Bathroom and locker room access for transgender students has become the focus of a legal battle in Palatine Township High School District 211 | Associated Press file photo

PALATINE, Ill. — Some Chicago suburban school board members who approved a policy allowing a transgender student to use the girl’s locker room survived an election challenge mounted by angry parents.

The Palatine Township High School District 211 policy allows transgender students to use the locker rooms and bathrooms of the gender with which they identify; the implementation of that policy prompted three opponents to run for the school board.

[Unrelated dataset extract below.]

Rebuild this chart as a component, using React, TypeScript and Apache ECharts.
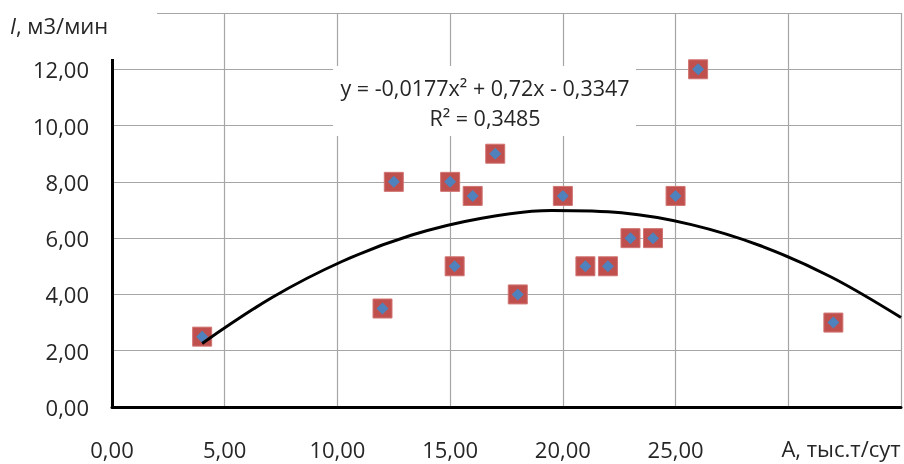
import React, { useEffect, useRef } from "react";
import * as echarts from "echarts";

const xValues = [4, 12, 12.5, 15, 15.2, 16, 17, 18, 20, 21, 22, 23, 24, 25, 26, 32];
const yValues = [2.5, 3.5, 8, 8, 5, 7.5, 9, 4, 7.5, 5, 5, 6, 6, 7.5, 12, 3];

// trendline readings from the picture (evenly spaced along x)
const trendX = [4, 7.1, 10.2, 13.3, 16.4, 19.5, 22.6, 25.7, 28.8, 31.9, 35];
const trendY = [2.26, 3.89, 5.17, 6.11, 6.71, 6.98, 6.9, 6.48, 5.72, 4.62, 3.18];

const equationText = "y = -0,0177x² + 0,72x - 0,3347";
const r2Text = "R² = 0,3485";
const xAxisTitle = "A, тыс.т/сут";

const fmt = (v: number) => v.toFixed(2).replace(".", ",");

export default function App() {
  const ref = useRef<HTMLDivElement>(null);
  useEffect(() => {
    if (!ref.current) return;
    const chart = echarts.init(ref.current, undefined, { renderer: "svg" });
    const pts = xValues.map((x, i) => [x, yValues[i]]);
    const trend = trendX.map((x, i) => [x, trendY[i]]);
    const font = "'Open Sans', 'Liberation Sans', sans-serif";
    const txt = "#262626";
    chart.setOption({
      animation: false,
      grid: { left: 112, right: 1, top: 13, bottom: 57 },
      xAxis: {
        type: "value",
        min: 0,
        max: 35,
        interval: 5,
        axisLine: { show: true, onZero: false, lineStyle: { color: "#000", width: 3 } },
        axisTick: { show: false },
        splitLine: { show: true, lineStyle: { color: "#A6A6A6", width: 1.2 } },
        axisLabel: {
          margin: 31,
          color: txt,
          fontSize: 22,
          fontFamily: font,
          formatter: (v: number) => (v >= 30 ? "" : fmt(v)),
        },
      },
      yAxis: {
        type: "value",
        min: 0,
        max: 14,
        interval: 2,
        axisLine: { show: true, lineStyle: { color: "#000", width: 3 } },
        axisTick: { show: false },
        splitLine: { show: true, lineStyle: { color: "#A6A6A6", width: 1.2 } },
        axisLabel: {
          margin: 23,
          color: txt,
          fontSize: 22,
          fontFamily: font,
          formatter: (v: number) => (v >= 14 ? "" : fmt(v)),
        },
      },
      series: [
        {
          type: "scatter",
          data: pts,
          symbol: "rect",
          symbolSize: 19,
          itemStyle: { color: "#C0504D", borderColor: "#D07472", borderWidth: 1, opacity: 1 },
          z: 2,
        },
        {
          type: "scatter",
          data: pts,
          symbol: "diamond",
          symbolSize: 12,
          itemStyle: { color: "#4F81BD", opacity: 1 },
          z: 3,
        },
        {
          type: "line",
          data: trend,
          smooth: 0.35,
          showSymbol: false,
          lineStyle: { color: "#000", width: 3 },
          z: 4,
        },
      ],
      graphic: [
        { type: "rect", shape: { x: 0, y: 0, width: 157, height: 59 }, style: { fill: "#fff" }, z: 100 },
        {
          type: "text",
          x: 10,
          y: 25,
          z: 101,
          style: {
            text: "{i|I}, м3/мин",
            verticalAlign: "middle",
            fontSize: 22,
            fontFamily: font,
            fill: txt,
            rich: { i: { fontStyle: "italic", fontSize: 22, fontFamily: font, fill: txt } },
          },
        },
        { type: "rect", shape: { x: 333, y: 66, width: 303, height: 70 }, style: { fill: "#fff" }, z: 100 },
        {
          type: "text",
          x: 485,
          y: 87,
          z: 101,
          style: { text: equationText, align: "center", verticalAlign: "middle", fontSize: 21.5, fontFamily: font, fill: txt },
        },
        {
          type: "text",
          x: 485,
          y: 117,
          z: 101,
          style: { text: r2Text, align: "center", verticalAlign: "middle", fontSize: 21.5, fontFamily: font, fill: txt },
        },
        {
          type: "text",
          x: 841,
          y: 448,
          z: 101,
          style: { text: xAxisTitle, align: "center", verticalAlign: "middle", fontSize: 22, fontFamily: font, fill: txt },
        },
      ],
    });
    return () => chart.dispose();
  }, []);
  return <div ref={ref} style={{ position: "fixed", left: 0, top: 0, width: 904, height: 464 }} />;
}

With 146 of 147 precincts counted in unofficial totals, incumbents Anna Klimkowicz and Robert Lefevre Jr. along with former board member Edward Yung won re-election to the board, the Daily Herald is reporting.

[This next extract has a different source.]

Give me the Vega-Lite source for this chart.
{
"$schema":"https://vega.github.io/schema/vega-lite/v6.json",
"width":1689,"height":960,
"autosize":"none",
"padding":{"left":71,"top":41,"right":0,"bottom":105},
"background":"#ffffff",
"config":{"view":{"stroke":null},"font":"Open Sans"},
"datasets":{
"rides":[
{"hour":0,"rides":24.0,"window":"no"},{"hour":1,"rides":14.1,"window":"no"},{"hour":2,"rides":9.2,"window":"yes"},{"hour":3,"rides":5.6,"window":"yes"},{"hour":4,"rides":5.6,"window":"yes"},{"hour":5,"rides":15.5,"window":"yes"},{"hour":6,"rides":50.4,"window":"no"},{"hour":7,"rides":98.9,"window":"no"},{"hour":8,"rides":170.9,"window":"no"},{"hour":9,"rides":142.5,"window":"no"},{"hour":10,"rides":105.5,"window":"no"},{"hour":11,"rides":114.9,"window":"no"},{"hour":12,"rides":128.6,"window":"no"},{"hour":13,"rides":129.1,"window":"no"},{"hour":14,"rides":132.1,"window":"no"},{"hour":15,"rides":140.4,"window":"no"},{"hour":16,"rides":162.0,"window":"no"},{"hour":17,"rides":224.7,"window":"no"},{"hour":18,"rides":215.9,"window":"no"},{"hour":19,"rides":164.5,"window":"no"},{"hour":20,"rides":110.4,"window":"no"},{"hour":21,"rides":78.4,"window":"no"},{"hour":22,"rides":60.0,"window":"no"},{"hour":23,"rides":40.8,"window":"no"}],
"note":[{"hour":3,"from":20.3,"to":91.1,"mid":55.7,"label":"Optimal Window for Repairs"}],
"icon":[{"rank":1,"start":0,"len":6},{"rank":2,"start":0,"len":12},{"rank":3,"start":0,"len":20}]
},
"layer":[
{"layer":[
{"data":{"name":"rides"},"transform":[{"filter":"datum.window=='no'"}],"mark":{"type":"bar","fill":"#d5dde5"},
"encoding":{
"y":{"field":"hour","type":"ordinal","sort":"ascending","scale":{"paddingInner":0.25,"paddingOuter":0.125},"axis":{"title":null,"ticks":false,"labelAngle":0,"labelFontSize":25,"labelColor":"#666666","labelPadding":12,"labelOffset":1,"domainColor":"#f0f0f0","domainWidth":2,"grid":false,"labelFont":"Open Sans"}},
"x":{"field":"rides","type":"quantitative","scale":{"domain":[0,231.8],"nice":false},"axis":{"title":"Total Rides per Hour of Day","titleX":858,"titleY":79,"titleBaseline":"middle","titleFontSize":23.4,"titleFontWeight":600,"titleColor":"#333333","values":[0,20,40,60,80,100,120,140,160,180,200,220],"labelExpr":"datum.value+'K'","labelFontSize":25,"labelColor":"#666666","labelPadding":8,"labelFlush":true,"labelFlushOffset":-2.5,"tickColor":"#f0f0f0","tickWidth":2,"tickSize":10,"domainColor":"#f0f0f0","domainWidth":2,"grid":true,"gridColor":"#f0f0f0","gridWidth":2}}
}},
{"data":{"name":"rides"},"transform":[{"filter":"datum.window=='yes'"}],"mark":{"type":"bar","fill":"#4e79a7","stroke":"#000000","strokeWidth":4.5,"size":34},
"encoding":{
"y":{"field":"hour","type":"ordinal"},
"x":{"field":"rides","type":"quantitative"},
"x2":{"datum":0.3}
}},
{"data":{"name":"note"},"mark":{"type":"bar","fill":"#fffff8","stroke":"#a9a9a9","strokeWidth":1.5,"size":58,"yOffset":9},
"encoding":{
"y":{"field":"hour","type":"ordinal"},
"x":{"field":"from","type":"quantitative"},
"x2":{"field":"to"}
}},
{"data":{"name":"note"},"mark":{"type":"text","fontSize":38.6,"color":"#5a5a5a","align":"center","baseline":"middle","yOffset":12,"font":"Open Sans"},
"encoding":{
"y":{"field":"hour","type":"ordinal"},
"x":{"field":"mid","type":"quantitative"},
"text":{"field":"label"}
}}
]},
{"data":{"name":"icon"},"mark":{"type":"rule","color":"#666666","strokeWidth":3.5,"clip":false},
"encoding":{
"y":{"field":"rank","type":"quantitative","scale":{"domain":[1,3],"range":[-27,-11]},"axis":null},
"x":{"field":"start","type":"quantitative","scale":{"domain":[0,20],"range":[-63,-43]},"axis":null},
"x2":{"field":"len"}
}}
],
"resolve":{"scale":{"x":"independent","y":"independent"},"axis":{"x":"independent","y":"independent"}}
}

“I think the community is aware of the transgender issue, but is supportive of the solution that we came up with because it was the most fair for all students,” Anna Klimkowicz, one of the board members, told the Daily Herald.

School officials previously offered the anonymous student a separate changing facility, but President Barack Obama’s administration threatened to withhold millions of dollars in funding. U.S. officials argued the district was in violation of Title IX legal protections against sex discrimination.

The district in response made a deal with the student in December 2015, agreeing to let her use the girls’ locker room with the understanding she would use a private changing station that other students also can access.

In February, under the new administration of President Donald Trump, the U.S. Departments of Education and Justice on Friday reversed their stance in the case, withdrawing support that had been given by the Obama administration. Instead, the Trump administration wants states and school districts to interpret U.S. anti-discrimination law and determine bathroom access rights for students.

In the Palatine case, the student sought help from the American Civil Liberties Union before she filed a complaint with the U.S. Department of Education’s Office for Civil Rights, alleging the district discriminated against her by denying her full access to the locker room.

Following review, federal authorities found the district had violated Title IX, and the district granted the student access to the locker room. In the aftermath of that decision, which civil rights groups called a major victory, a group of parents filed a lawsuit against the district in May 2016, claiming their students’ constitutional rights to privacy were being violated.

U.S. Magistrate Judge Jeffrey Gilbert recommended a decision in favor of the school district, writing in October that high school students do not have a constitutional protection against sharing locker rooms or bathrooms with transgender peers.

The parents had sought an injunction to temporarily suspend the student’s access to the bathroom until the lawsuit was resolved, but that request was denied.